WOODMERE REHAB. & HEALTH CARE CTR., INC. v. ZAFRIN

Appellate Division of the Supreme Court of New York (2021)

Facts

Issue

Holding — Dillon, J.

Rule

Reasoning

Deep Dive: How the Court Reached Its Decision

Court's Interpretation of the Lease Agreement

The court began its reasoning by emphasizing the importance of the lease's language and the parties' intentions. It stated that contracts must be interpreted according to their plain meaning, and if a contract is clear and unambiguous, it should be enforced as written. The court found that the lease did not impose any obligations on Woodmere to transfer its licensing rights back to the trustees or to operate the nursing home in a specific manner. Rather, the lease allowed for the premises to be returned in a condition suitable for a nursing home, contingent upon compliance with applicable licensing requirements, which were beyond Woodmere's control. The court also noted that the lease's provisions had been amended several times since the enactment of New York's "certificate of need" laws, which governs the operation of nursing homes, but no amendments clarified or adjusted the rights and obligations of the parties in light of these changes. Thus, the court concluded that Woodmere's actions of relocating its operations and temporarily decertifying the beds did not amount to a breach of the lease.
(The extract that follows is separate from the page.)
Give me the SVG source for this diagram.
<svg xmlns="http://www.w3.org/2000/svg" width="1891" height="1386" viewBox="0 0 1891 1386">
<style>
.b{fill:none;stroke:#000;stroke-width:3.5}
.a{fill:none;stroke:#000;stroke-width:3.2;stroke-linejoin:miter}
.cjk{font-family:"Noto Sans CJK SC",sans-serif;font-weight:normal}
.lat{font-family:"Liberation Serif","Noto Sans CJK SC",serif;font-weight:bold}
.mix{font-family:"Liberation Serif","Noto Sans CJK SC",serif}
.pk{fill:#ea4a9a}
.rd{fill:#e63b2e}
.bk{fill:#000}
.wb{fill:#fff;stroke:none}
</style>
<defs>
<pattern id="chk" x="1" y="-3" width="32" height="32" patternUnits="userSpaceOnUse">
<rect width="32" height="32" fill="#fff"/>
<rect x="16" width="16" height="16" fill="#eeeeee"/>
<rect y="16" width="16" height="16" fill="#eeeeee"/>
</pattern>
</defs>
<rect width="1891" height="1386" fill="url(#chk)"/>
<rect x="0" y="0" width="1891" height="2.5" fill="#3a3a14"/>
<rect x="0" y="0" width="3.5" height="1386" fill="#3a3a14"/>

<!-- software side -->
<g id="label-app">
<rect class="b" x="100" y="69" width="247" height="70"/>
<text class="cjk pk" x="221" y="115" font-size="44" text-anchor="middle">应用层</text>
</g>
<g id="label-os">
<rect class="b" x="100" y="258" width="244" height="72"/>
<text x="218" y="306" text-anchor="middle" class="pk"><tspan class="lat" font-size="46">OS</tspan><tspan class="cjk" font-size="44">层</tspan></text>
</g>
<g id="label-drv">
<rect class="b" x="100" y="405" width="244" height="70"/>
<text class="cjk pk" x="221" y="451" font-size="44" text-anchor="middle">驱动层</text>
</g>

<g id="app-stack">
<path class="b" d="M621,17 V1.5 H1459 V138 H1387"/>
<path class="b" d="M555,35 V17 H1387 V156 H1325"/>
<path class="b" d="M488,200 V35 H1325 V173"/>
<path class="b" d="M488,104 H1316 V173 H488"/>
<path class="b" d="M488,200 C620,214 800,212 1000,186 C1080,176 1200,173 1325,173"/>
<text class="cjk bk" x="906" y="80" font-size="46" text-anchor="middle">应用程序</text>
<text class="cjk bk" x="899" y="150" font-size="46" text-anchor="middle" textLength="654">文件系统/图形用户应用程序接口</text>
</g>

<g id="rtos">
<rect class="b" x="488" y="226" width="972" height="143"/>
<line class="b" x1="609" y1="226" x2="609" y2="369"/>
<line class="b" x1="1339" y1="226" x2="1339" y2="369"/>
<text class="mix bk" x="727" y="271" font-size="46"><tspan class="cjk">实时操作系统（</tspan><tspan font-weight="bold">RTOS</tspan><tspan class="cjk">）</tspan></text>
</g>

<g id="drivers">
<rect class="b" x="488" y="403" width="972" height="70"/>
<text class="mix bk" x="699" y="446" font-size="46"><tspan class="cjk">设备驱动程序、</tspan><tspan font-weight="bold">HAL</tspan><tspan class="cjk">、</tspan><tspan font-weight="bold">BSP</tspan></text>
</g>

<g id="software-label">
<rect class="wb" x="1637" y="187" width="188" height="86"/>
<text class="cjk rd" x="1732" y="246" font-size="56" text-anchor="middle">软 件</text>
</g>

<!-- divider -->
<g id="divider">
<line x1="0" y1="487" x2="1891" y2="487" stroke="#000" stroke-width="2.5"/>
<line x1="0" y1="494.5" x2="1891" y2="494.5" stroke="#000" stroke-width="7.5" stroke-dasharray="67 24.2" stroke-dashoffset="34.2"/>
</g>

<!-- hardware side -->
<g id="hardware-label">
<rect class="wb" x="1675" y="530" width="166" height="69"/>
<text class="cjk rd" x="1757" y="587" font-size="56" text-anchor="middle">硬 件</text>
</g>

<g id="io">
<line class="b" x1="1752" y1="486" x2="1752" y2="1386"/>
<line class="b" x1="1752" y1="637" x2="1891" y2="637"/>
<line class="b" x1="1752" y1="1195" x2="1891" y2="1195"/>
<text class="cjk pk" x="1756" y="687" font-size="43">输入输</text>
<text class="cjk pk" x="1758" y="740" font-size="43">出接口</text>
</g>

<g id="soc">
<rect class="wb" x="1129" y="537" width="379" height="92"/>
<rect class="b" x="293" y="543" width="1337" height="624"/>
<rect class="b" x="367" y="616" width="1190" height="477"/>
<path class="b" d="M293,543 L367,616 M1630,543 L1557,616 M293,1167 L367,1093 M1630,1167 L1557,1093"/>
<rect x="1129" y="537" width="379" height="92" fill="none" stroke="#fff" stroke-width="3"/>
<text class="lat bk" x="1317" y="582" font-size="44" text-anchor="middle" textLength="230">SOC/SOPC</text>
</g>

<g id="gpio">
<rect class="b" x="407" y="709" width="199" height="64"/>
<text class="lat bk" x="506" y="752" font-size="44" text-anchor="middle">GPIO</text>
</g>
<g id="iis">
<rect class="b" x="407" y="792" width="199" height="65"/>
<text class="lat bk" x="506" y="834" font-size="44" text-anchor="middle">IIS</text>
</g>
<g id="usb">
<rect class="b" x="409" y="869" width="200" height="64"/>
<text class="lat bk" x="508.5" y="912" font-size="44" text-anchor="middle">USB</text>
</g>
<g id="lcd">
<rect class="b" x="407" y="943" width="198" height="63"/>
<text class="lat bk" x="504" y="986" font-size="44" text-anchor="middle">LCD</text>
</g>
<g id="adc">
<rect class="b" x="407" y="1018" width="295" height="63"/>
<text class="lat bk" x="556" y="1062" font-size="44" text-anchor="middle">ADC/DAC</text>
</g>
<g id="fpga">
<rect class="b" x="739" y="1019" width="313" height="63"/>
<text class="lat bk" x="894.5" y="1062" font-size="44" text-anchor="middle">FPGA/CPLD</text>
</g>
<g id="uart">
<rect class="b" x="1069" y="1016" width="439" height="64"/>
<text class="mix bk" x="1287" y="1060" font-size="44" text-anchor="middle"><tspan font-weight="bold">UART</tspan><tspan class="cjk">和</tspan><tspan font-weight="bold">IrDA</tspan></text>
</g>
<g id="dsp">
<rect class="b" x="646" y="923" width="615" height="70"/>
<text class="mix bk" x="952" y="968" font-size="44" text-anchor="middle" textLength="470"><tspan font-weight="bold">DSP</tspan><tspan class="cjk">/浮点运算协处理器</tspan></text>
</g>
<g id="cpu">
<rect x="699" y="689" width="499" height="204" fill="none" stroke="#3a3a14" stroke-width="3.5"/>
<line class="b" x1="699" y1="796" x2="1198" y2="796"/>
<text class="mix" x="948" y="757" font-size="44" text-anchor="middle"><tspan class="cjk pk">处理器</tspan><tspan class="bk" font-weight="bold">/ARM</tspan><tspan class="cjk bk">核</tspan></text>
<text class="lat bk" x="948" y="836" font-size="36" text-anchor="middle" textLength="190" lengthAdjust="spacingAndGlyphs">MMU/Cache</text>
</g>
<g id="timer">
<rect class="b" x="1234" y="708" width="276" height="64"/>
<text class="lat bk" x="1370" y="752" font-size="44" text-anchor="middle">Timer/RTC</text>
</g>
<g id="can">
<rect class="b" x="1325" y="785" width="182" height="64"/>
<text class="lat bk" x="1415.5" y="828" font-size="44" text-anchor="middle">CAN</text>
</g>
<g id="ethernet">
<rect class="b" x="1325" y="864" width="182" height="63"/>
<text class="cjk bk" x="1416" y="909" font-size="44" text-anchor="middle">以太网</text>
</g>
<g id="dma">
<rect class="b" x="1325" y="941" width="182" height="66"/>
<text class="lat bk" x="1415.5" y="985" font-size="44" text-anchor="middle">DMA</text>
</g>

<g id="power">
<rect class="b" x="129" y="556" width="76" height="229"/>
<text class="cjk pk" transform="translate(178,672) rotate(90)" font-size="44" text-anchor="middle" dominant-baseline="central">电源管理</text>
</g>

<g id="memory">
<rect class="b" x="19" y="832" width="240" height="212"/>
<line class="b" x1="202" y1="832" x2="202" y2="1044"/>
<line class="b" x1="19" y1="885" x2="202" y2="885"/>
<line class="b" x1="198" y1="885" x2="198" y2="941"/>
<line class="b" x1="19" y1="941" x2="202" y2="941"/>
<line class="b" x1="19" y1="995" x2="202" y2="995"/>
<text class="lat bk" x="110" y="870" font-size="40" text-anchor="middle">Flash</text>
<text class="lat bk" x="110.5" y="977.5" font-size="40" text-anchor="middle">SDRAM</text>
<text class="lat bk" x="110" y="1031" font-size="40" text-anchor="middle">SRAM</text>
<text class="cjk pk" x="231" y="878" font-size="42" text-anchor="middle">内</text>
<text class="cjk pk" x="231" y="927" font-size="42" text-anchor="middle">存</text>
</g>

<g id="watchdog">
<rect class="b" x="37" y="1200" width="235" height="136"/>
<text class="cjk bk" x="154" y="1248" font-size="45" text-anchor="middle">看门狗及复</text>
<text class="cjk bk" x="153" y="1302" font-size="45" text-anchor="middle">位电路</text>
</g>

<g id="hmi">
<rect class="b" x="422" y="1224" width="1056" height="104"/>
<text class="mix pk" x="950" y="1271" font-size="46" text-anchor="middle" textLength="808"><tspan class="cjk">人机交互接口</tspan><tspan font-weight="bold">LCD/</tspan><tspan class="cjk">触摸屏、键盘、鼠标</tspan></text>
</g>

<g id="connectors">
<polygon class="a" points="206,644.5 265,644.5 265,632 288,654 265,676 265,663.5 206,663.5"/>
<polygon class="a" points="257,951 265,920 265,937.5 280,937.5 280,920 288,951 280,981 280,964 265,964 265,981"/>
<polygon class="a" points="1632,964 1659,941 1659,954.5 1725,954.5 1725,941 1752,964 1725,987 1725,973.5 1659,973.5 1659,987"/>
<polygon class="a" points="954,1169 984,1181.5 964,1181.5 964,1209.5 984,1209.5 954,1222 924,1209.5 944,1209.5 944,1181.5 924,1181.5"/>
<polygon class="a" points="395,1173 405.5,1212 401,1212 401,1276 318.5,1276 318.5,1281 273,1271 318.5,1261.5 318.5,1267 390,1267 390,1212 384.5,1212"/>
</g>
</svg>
Covenant of Good Faith and Fair Dealing

The court addressed the trustees' claims regarding the implied covenant of good faith and fair dealing, which is inherent in every contract. It clarified that this covenant requires parties to perform their contractual obligations honestly and fairly, and to refrain from actions that would undermine the other party's rights to receive the benefits of the contract. However, the court determined that Woodmere's decision to relocate its nursing home operations did not violate this covenant. The court explained that the actions taken by Woodmere were in line with its rights under the lease and did not deprive the trustees of any contractual benefits. Since the trustees failed to demonstrate how Woodmere's conduct constituted a breach of this implied covenant, the court found that Woodmere was entitled to summary judgment on this claim as well.

Conversion Claim Analysis

In evaluating the trustees' conversion claim, the court highlighted that a conversion action requires proof of ownership or right to possession of the property at issue and a wrongful interference with that right. The court pointed out that the trustees based their conversion claim on an alleged breach of contract, which is insufficient for establishing a separate tort claim. The court reinforced the principle that a conversion claim cannot merely stem from a breach of a contractual duty. Since the trustees did not assert any independent duty that Woodmere had breached outside of the contract, the court concluded that their conversion claim failed. Consequently, Woodmere was entitled to summary judgment on this cause of action as well.

Unjust Enrichment and Constructive Trust

The court further examined the trustees' claims for unjust enrichment and the imposition of a constructive trust. It determined that unjust enrichment claims require the absence of a valid contract governing the subject matter of the dispute. Given that a lease existed between the parties, the court found that the trustees could not pursue a claim for unjust enrichment based on the same subject matter. Similarly, regarding the constructive trust claim, the court noted that such a trust typically arises from a fiduciary relationship, which the parties did not have merely by virtue of their lease agreement. The court concluded that both claims were legally untenable and affirmed Woodmere's entitlement to summary judgment on these causes of action as well.

Final Conclusion

In sum, the court affirmed the lower court's order granting Woodmere's cross motion for summary judgment and denying the trustees' motion for summary judgment on their claims. It held that Woodmere did not breach the lease or the implied covenant of good faith and fair dealing, nor were the trustees able to establish valid claims for conversion, unjust enrichment, or constructive trust. The court's determination underscored the significance of contract language and the necessity for clear evidence of wrongdoing beyond mere contractual disputes. Ultimately, the court's ruling reinforced the principle that parties must adhere to the explicit terms of their agreements and that claims arising from the same subject matter are precluded by the existence of a valid contract.